From the Publisher
In THE WORST HARD TIME, Timothy Egan put the environmental disaster of the Dust Bowl at the center of a rich history, told through characters he brought to indelible life. Now he performs the same alchemy with the Big Burn, the largest-ever forest fire in America and the tragedy that cemented Teddy Roosevelt's legacy in the land.
On the afternoon of August 20, 1910, a battering ram of wind moved through the drought-stricken national forests of Washington, Idaho, Montana, whipping the hundreds of small blazes burning across the forest floor into a roaring inferno that jumped from treetop to ridge as it raged, destroying towns and timber in an eyeblink.

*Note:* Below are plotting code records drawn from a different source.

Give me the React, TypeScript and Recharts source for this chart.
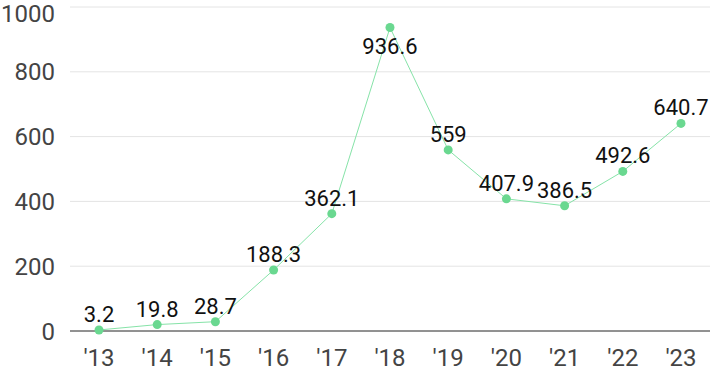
import {
  CartesianGrid,
  LabelList,
  Line,
  LineChart,
  XAxis,
  YAxis,
} from "recharts";

const years = ["'13", "'14", "'15", "'16", "'17", "'18", "'19", "'20", "'21", "'22", "'23"];
const values = [3.2, 19.8, 28.7, 188.3, 362.1, 936.6, 559, 407.9, 386.5, 492.6, 640.7];
const yTicks = [0, 200, 400, 600, 800, 1000];

const data = years.map((year, i) => ({ year, value: values[i] }));

const FONT = "Roboto, 'Noto Sans', sans-serif";

function PointLabel({ x, y, value }: any) {
  // labels go above the point, unless that would clip at the top
  const below = y < 40;
  return (
    <text
      x={x}
      y={below ? y + 26 : y - 8}
      textAnchor="middle"
      fill="#111"
      fontSize={22}
      fontFamily={FONT}
    >
      {value}
    </text>
  );
}

export default function App() {
  return (
    <div style={{ position: "fixed", left: 0, top: 0, background: "#fff" }}>
      <LineChart
        width={710}
        height={371}
        data={data}
        margin={{ top: 7, right: 0, bottom: 0, left: 0 }}
      >
        <CartesianGrid vertical={false} stroke="#e4e4e4" />
        <XAxis
          dataKey="year"
          height={40}
          padding={{ left: 29, right: 29 }}
          axisLine={{ stroke: "#333" }}
          tickLine={false}
          tickMargin={12}
          tick={{ fill: "#444", fontSize: 24, fontFamily: FONT }}
          interval={0}
        />
        <YAxis
          width={70}
          domain={[0, 1000]}
          ticks={yTicks}
          axisLine={false}
          tickLine={false}
          tickMargin={9}
          tick={{ fill: "#444", fontSize: 24, fontFamily: FONT }}
        />
        <Line
          dataKey="value"
          stroke="#86e3a8"
          strokeWidth={1}
          dot={{ r: 4.5, fill: "#6ad890", stroke: "none" }}
          activeDot={false}
          isAnimationActive={false}
        >
          <LabelList dataKey="value" content={<PointLabel />} />
        </Line>
      </LineChart>
    </div>
  );
}
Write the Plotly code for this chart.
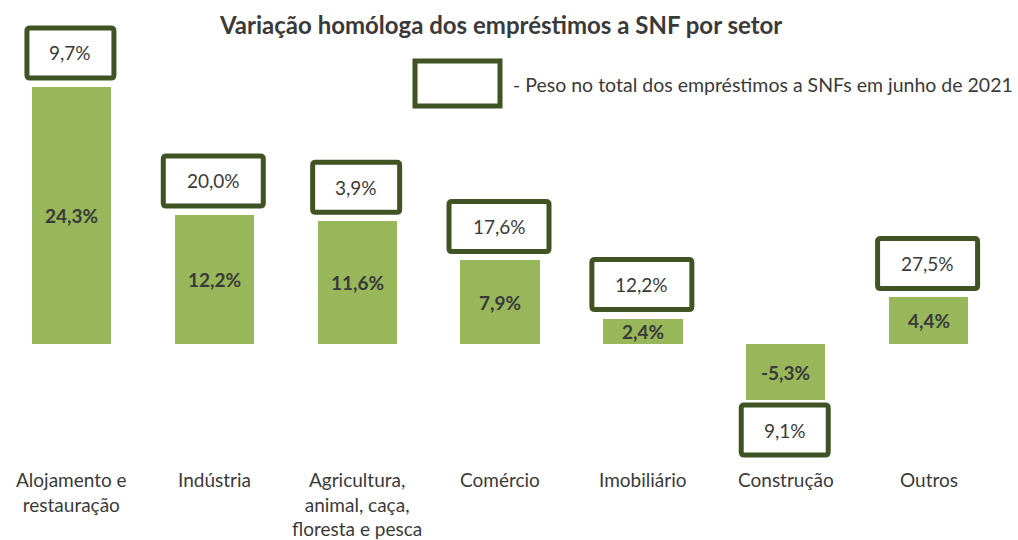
import plotly.graph_objects as go

# ---- data ----
categories = ["Alojamento e<br>restauração", "Indústria", "Agricultura,<br>animal, caça,<br>floresta e pesca",
              "Comércio", "Imobiliário", "Construção", "Outros"]
growth = [24.3, 12.2, 11.6, 7.9, 2.4, -5.3, 4.4]          # variação homóloga (%)
weight = [9.7, 20.0, 3.9, 17.6, 12.2, 9.1, 27.5]          # peso no total (%)
title_text = "Variação homóloga dos empréstimos a SNF por setor"
legend_text = "- Peso no total dos empréstimos a SNFs em junho de 2021"

def pt(v):
    return f"{v:.1f}".replace(".", ",") + "%"

# ---- layout constants ----
W, H = 1018, 540
PX_X = 142.86          # pixels per category
PX_Y = 10.58           # pixels per percentage point
BASE = 344             # baseline pixel row
BAR_C = "#97b75a"
BOX_C = "#3f5323"
TXT_C = "#3a3a3a"
FONT = "Lato"

y_top = BASE / PX_Y
y_bot = -(H - BASE) / PX_Y
x_lo = -0.5
x_hi = x_lo + W / PX_X

xs = list(range(len(categories)))

fig = go.Figure()
fig.add_trace(go.Bar(x=xs, y=growth, marker=dict(color=BAR_C, line=dict(width=0)),
                     width=0.555, hoverinfo="skip"))

def rrect(x0, x1, y0, y1, r_px=3):
    rx, ry = r_px / PX_X, r_px / PX_Y
    return (f"M {x0+rx},{y0} L {x1-rx},{y0} Q {x1},{y0} {x1},{y0+ry} "
            f"L {x1},{y1-ry} Q {x1},{y1} {x1-rx},{y1} L {x0+rx},{y1} "
            f"Q {x0},{y1} {x0},{y1-ry} L {x0},{y0+ry} Q {x0},{y0} {x0+rx},{y0} Z")

shapes = []
annotations = []
GAP, BH = 9, 50
for i, (g, w) in enumerate(zip(growth, weight)):
    lab = pt(w)
    bw = (87 if len(lab) <= 4 else 100) / PX_X
    cx = i - 1 / PX_X
    if g >= 0:
        yb0 = g + GAP / PX_Y
        yb1 = yb0 + BH / PX_Y
    else:
        yb1 = g - 5 / PX_Y
        yb0 = yb1 - BH / PX_Y
    shapes.append(dict(type="path", xref="x", yref="y",
                       path=rrect(cx - bw / 2, cx + bw / 2, yb0, yb1),
                       line=dict(color=BOX_C, width=5), fillcolor="white"))
    annotations.append(dict(x=cx, y=(yb0 + yb1) / 2, xref="x", yref="y", text=lab,
                            yanchor="middle", showarrow=False,
                            font=dict(family=FONT, size=19, color=TXT_C)))
    annotations.append(dict(x=i, y=g / 2, xref="x", yref="y", text=f"<b>{pt(g)}</b>",
                            yanchor="middle", showarrow=False,
                            font=dict(family=FONT, size=19, color=TXT_C)))
    annotations.append(dict(x=i, y=1 - 466 / H, xref="x", yref="paper", text=categories[i],
                            yanchor="top", showarrow=False,
                            font=dict(family=FONT, size=19, color=TXT_C)))

# legend box
shapes.append(dict(type="rect", xref="paper", yref="paper",
                   x0=415 / W, x1=500 / W, y0=1 - 106 / H, y1=1 - 61 / H,
                   line=dict(color=BOX_C, width=5), fillcolor="white"))
annotations.append(dict(x=511 / W, y=1 - 84 / H, xref="paper", yref="paper", text=legend_text,
                        xanchor="left", yanchor="middle", showarrow=False,
                        font=dict(family=FONT, size=19.5, color=TXT_C)))
annotations.append(dict(x=500 / W, y=1 - 25 / H, xref="paper", yref="paper",
                        text=f"<b>{title_text}</b>", xanchor="center", yanchor="middle",
                        showarrow=False, font=dict(family=FONT, size=24, color=TXT_C)))

fig.update_layout(
    width=W, height=H, margin=dict(l=0, r=0, t=0, b=0),
    plot_bgcolor="white", paper_bgcolor="white", showlegend=False,
    xaxis=dict(range=[x_lo, x_hi], visible=False, fixedrange=True),
    yaxis=dict(range=[y_bot, y_top], visible=False, fixedrange=True),
    shapes=shapes, annotations=annotations, bargap=0,
)
fig.write_html("out.html", config={"displayModeBar": False},
               post_script="document.body.style.margin='0px';")
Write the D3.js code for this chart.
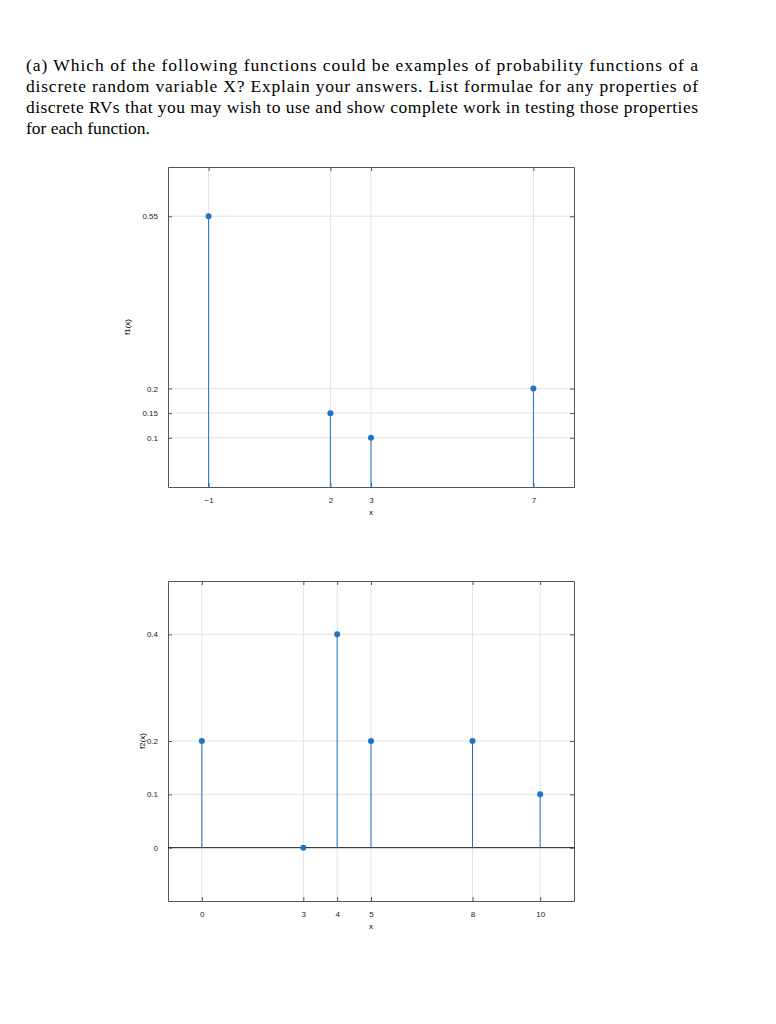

Forest rangers had assembled nearly ten thousand men college boys, day-workers, immigrants from mining camps to fight the fires. But no living person had seen anything like those flames, and neither the rangers nor anyone else knew how to subdue them.
Egan narrates the struggles of the overmatched rangers against the implacable fire with unstoppable dramatic force, through the eyes of the people who lived it. Equally dramatic, though, is the larger story he tells of outsized president Teddy Roosevelt and his chief forester Gifford Pinchot. Pioneering the notion of conservation, Roosevelt and Pinchot did nothing less than create the idea of public land as our national treasure, owned by every citizen. The robber barons fought him and the rangers charged with protecting the reserves, but even as TR's national forests were smoldering they were saved: The heroism shown by those same rangers turned public opinion permanently in favor of the forests, though it changed the mission of theforest service with consequences felt in the fires of today.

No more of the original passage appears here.